▸ TASK REQUIREMENTS:
All lines in the records below from the line with "Emit a LaTeX" through the line with "(t5) at (422,452);" are to be given again exactly, both ends included; the pictures are to be left out.

▸ DATA SUPPLIED:
####################

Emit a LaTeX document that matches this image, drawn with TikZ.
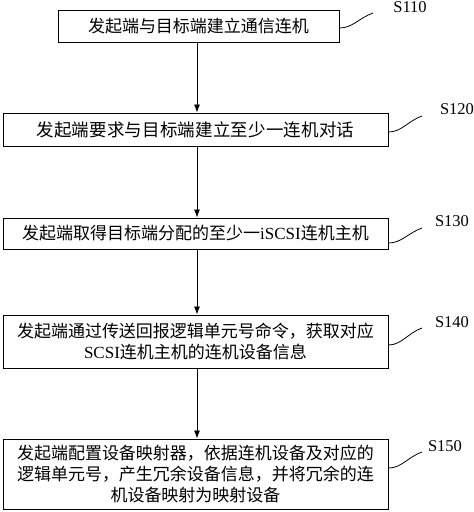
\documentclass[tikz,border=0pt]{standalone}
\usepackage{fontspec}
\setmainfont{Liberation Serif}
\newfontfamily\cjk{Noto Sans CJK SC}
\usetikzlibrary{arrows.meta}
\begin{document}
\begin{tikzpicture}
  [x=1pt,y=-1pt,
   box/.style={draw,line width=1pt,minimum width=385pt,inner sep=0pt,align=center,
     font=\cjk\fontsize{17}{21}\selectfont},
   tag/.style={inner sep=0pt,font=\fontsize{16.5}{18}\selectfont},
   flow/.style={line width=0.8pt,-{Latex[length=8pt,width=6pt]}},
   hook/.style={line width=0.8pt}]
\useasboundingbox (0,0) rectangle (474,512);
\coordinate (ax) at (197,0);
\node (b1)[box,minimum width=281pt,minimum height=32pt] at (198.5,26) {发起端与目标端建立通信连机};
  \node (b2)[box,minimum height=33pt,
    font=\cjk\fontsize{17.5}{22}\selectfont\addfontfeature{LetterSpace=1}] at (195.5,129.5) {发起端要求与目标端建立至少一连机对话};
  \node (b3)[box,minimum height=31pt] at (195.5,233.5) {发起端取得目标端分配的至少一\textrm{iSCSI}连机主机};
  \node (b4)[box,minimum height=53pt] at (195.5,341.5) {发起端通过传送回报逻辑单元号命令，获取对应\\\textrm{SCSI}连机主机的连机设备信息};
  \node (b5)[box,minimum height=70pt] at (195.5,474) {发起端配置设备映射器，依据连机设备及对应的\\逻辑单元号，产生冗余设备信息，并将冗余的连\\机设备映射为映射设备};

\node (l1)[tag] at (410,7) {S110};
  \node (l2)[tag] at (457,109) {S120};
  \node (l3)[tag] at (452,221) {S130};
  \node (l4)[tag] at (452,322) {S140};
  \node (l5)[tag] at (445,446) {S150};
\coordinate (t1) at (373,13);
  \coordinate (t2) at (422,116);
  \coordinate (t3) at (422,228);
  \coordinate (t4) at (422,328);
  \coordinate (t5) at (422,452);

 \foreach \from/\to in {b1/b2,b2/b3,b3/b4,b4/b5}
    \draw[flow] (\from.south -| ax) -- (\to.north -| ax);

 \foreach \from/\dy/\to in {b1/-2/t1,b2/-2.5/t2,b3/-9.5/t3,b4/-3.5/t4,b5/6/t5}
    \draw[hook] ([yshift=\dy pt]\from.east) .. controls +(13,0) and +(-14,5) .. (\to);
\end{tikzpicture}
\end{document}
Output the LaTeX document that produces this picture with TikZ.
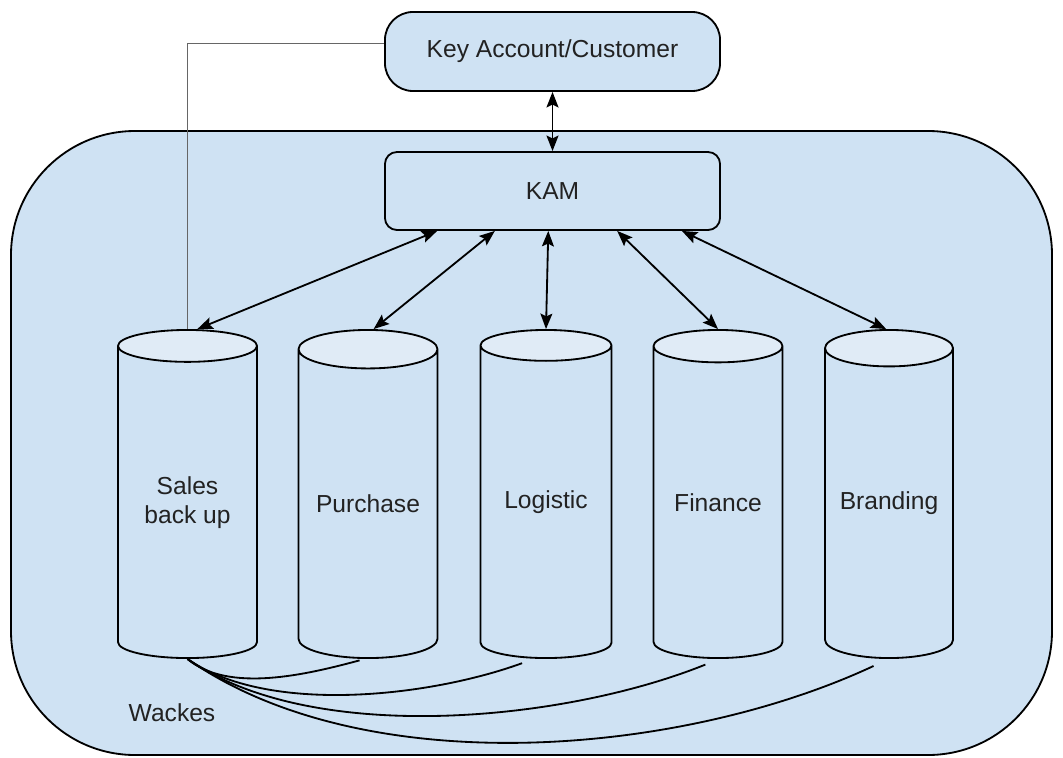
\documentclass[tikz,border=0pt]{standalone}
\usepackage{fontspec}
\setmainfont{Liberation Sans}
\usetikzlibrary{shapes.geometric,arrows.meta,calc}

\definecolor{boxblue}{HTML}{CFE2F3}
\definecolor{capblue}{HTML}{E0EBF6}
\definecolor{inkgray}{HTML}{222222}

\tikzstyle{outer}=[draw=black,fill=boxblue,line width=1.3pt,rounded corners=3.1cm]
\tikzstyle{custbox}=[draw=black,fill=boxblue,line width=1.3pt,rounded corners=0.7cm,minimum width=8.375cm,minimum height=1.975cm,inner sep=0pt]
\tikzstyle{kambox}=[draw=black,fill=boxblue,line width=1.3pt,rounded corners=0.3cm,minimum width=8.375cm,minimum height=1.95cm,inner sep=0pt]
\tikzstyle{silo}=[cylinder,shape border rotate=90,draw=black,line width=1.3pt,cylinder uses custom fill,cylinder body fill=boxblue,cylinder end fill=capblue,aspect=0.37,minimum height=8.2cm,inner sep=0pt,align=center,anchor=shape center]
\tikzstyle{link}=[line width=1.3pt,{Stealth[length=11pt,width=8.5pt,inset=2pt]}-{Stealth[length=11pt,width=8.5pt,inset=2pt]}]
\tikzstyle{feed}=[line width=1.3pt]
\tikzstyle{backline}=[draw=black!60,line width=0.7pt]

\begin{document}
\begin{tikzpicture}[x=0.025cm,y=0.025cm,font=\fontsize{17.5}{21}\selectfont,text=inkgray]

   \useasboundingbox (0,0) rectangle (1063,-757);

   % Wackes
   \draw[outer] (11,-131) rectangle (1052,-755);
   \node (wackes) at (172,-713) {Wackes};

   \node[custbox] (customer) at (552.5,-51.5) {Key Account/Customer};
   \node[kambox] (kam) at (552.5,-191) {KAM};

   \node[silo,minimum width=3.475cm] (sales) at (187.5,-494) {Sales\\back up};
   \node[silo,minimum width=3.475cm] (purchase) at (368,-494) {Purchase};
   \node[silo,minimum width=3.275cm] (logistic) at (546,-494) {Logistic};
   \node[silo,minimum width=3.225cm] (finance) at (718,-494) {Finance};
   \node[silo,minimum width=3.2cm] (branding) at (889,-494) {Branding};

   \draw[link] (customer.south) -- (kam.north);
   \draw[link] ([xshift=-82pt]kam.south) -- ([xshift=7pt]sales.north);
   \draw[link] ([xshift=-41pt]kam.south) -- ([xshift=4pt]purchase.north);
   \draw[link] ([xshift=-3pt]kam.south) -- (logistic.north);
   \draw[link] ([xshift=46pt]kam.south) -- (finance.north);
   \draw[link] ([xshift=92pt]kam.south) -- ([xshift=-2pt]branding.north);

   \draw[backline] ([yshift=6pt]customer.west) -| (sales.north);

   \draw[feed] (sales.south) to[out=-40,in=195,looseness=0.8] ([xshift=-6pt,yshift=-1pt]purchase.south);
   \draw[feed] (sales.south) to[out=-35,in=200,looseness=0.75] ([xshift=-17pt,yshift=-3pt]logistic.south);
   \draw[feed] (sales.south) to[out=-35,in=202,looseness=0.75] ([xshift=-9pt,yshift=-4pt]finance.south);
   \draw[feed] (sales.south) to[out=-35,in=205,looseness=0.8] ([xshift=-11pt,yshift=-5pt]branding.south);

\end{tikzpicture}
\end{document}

####################

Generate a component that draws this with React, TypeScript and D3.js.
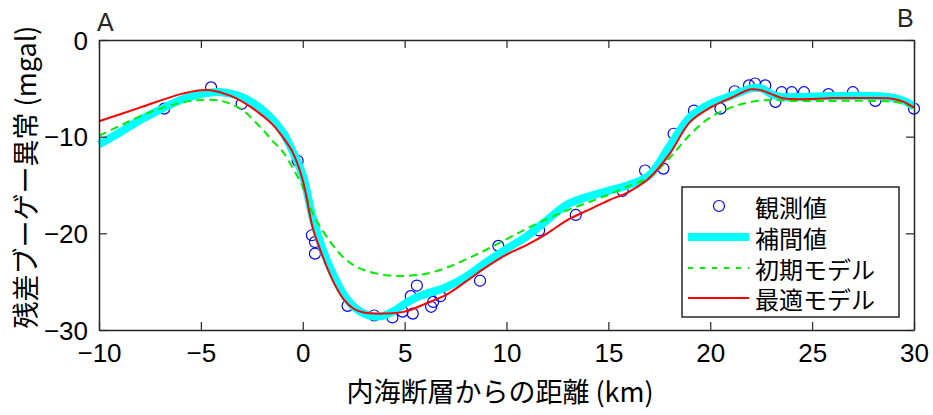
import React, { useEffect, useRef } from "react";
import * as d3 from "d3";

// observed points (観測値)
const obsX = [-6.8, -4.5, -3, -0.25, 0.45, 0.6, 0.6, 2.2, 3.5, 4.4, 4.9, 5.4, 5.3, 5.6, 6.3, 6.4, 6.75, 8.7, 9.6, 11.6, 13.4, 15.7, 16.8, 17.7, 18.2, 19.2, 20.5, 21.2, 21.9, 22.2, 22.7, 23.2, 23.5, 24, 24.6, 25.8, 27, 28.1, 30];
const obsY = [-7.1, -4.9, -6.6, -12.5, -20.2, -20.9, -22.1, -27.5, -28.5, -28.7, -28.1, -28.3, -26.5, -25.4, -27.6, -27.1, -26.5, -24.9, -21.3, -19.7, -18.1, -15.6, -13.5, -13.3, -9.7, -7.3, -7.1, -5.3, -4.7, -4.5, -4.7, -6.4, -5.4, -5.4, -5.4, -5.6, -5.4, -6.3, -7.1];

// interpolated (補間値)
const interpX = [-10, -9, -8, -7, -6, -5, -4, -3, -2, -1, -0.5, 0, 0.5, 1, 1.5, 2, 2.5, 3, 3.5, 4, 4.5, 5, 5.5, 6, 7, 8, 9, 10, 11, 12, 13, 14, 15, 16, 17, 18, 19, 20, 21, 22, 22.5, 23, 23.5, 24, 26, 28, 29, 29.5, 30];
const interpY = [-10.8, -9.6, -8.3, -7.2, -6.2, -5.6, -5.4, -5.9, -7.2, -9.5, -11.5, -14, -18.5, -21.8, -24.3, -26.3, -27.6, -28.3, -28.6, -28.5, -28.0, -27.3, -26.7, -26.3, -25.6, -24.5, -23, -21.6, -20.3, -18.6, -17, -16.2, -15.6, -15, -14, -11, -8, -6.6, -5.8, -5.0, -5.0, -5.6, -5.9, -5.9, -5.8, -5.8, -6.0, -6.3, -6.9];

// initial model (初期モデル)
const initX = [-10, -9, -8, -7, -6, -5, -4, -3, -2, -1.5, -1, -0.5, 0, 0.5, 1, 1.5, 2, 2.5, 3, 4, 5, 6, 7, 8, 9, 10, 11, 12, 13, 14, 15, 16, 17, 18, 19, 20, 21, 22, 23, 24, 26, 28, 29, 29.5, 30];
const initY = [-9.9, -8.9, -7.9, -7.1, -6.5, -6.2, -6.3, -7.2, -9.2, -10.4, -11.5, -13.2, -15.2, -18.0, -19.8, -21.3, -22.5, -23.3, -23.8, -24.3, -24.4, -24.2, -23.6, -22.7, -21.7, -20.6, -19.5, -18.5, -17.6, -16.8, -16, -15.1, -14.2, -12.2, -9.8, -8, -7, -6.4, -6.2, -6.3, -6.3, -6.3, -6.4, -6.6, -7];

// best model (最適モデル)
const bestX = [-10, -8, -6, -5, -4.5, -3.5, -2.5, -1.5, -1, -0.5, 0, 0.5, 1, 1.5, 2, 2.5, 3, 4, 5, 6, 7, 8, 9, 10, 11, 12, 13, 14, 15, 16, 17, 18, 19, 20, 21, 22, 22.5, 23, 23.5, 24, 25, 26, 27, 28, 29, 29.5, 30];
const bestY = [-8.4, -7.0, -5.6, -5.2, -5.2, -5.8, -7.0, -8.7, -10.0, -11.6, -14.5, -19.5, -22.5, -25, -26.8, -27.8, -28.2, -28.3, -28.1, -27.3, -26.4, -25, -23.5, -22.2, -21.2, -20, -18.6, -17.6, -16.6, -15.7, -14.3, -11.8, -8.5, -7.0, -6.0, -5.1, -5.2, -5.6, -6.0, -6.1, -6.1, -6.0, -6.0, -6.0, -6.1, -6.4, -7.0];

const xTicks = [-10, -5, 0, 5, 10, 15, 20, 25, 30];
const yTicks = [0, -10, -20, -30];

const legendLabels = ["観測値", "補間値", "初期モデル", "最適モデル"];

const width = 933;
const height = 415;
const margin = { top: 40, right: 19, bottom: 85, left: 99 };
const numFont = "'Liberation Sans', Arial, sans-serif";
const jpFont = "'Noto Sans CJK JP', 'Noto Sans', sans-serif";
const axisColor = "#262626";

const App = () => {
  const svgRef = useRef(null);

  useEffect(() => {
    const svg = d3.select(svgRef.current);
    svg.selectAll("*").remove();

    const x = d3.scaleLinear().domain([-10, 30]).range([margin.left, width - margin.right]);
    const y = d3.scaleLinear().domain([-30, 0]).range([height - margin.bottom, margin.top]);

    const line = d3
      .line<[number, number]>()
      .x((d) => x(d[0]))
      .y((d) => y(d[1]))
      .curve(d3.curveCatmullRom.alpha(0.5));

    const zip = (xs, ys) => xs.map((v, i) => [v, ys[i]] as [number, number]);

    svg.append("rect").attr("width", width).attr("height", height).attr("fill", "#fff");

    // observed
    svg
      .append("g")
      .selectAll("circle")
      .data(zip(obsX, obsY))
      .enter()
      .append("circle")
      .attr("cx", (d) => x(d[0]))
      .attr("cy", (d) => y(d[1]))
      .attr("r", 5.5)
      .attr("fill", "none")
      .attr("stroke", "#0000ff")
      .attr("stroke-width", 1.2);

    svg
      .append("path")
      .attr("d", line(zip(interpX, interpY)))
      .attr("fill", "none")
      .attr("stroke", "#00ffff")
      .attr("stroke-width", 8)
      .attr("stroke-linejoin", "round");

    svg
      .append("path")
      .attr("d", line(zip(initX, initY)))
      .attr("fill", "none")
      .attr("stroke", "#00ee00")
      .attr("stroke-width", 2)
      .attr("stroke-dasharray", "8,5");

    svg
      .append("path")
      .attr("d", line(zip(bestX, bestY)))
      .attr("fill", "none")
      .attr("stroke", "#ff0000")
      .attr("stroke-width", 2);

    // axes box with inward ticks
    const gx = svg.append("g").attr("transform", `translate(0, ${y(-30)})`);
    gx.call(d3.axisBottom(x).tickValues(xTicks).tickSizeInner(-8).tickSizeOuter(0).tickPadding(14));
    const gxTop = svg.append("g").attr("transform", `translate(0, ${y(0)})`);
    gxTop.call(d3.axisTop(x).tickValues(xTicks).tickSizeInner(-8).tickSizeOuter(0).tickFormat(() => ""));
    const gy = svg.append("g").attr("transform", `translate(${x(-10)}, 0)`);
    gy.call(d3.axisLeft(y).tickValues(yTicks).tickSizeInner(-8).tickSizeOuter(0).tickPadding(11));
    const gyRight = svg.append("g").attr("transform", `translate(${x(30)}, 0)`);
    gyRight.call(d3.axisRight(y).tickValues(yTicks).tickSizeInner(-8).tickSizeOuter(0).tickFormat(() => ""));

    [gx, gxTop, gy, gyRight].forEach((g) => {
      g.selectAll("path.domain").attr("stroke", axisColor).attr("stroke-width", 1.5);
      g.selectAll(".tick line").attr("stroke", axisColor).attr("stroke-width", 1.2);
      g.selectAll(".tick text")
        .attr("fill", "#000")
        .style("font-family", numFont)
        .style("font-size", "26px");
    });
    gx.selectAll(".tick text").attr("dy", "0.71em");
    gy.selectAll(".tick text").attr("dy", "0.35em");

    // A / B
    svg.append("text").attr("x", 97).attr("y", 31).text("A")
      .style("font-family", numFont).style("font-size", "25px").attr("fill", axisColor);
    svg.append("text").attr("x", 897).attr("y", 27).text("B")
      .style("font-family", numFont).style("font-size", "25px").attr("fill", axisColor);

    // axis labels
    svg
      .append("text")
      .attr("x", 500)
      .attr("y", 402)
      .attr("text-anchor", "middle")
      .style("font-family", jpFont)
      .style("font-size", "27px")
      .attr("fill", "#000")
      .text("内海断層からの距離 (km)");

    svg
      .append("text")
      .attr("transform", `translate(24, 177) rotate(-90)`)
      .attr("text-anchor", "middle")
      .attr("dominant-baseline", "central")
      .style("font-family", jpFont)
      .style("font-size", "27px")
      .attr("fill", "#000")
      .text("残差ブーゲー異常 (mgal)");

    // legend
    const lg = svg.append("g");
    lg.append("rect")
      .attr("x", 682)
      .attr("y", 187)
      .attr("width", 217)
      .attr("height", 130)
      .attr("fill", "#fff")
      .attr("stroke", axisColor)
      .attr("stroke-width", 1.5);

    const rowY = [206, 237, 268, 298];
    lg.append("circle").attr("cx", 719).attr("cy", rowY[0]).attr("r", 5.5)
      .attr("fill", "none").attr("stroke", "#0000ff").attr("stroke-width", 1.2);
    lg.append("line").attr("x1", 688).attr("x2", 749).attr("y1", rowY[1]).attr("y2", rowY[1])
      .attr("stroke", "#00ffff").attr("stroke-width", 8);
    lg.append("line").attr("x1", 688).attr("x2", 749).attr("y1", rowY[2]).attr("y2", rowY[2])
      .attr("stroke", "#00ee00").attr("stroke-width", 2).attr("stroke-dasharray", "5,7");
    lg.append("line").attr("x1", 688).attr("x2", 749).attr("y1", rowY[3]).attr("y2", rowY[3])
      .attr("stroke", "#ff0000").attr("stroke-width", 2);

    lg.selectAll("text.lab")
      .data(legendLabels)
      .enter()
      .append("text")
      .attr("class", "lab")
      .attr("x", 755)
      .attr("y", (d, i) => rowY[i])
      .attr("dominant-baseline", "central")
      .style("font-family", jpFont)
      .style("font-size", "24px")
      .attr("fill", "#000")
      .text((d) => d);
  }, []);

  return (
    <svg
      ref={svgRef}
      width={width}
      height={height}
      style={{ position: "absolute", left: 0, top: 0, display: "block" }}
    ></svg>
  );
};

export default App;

####################

▸ WORKED SOLUTION:
Emit a LaTeX document that matches this image, drawn with TikZ.
\documentclass[tikz,border=0pt]{standalone}
\usepackage{fontspec}
\setmainfont{Liberation Serif}
\newfontfamily\cjk{Noto Sans CJK SC}
\usetikzlibrary{arrows.meta}
\begin{document}
\begin{tikzpicture}
  [x=1pt,y=-1pt,
   box/.style={draw,line width=1pt,minimum width=385pt,inner sep=0pt,align=center,
     font=\cjk\fontsize{17}{21}\selectfont},
   tag/.style={inner sep=0pt,font=\fontsize{16.5}{18}\selectfont},
   flow/.style={line width=0.8pt,-{Latex[length=8pt,width=6pt]}},
   hook/.style={line width=0.8pt}]
\useasboundingbox (0,0) rectangle (474,512);
\coordinate (ax) at (197,0);
\node (b1)[box,minimum width=281pt,minimum height=32pt] at (198.5,26) {发起端与目标端建立通信连机};
  \node (b2)[box,minimum height=33pt,
    font=\cjk\fontsize{17.5}{22}\selectfont\addfontfeature{LetterSpace=1}] at (195.5,129.5) {发起端要求与目标端建立至少一连机对话};
  \node (b3)[box,minimum height=31pt] at (195.5,233.5) {发起端取得目标端分配的至少一\textrm{iSCSI}连机主机};
  \node (b4)[box,minimum height=53pt] at (195.5,341.5) {发起端通过传送回报逻辑单元号命令，获取对应\\\textrm{SCSI}连机主机的连机设备信息};
  \node (b5)[box,minimum height=70pt] at (195.5,474) {发起端配置设备映射器，依据连机设备及对应的\\逻辑单元号，产生冗余设备信息，并将冗余的连\\机设备映射为映射设备};

\node (l1)[tag] at (410,7) {S110};
  \node (l2)[tag] at (457,109) {S120};
  \node (l3)[tag] at (452,221) {S130};
  \node (l4)[tag] at (452,322) {S140};
  \node (l5)[tag] at (445,446) {S150};
\coordinate (t1) at (373,13);
  \coordinate (t2) at (422,116);
  \coordinate (t3) at (422,228);
  \coordinate (t4) at (422,328);
  \coordinate (t5) at (422,452);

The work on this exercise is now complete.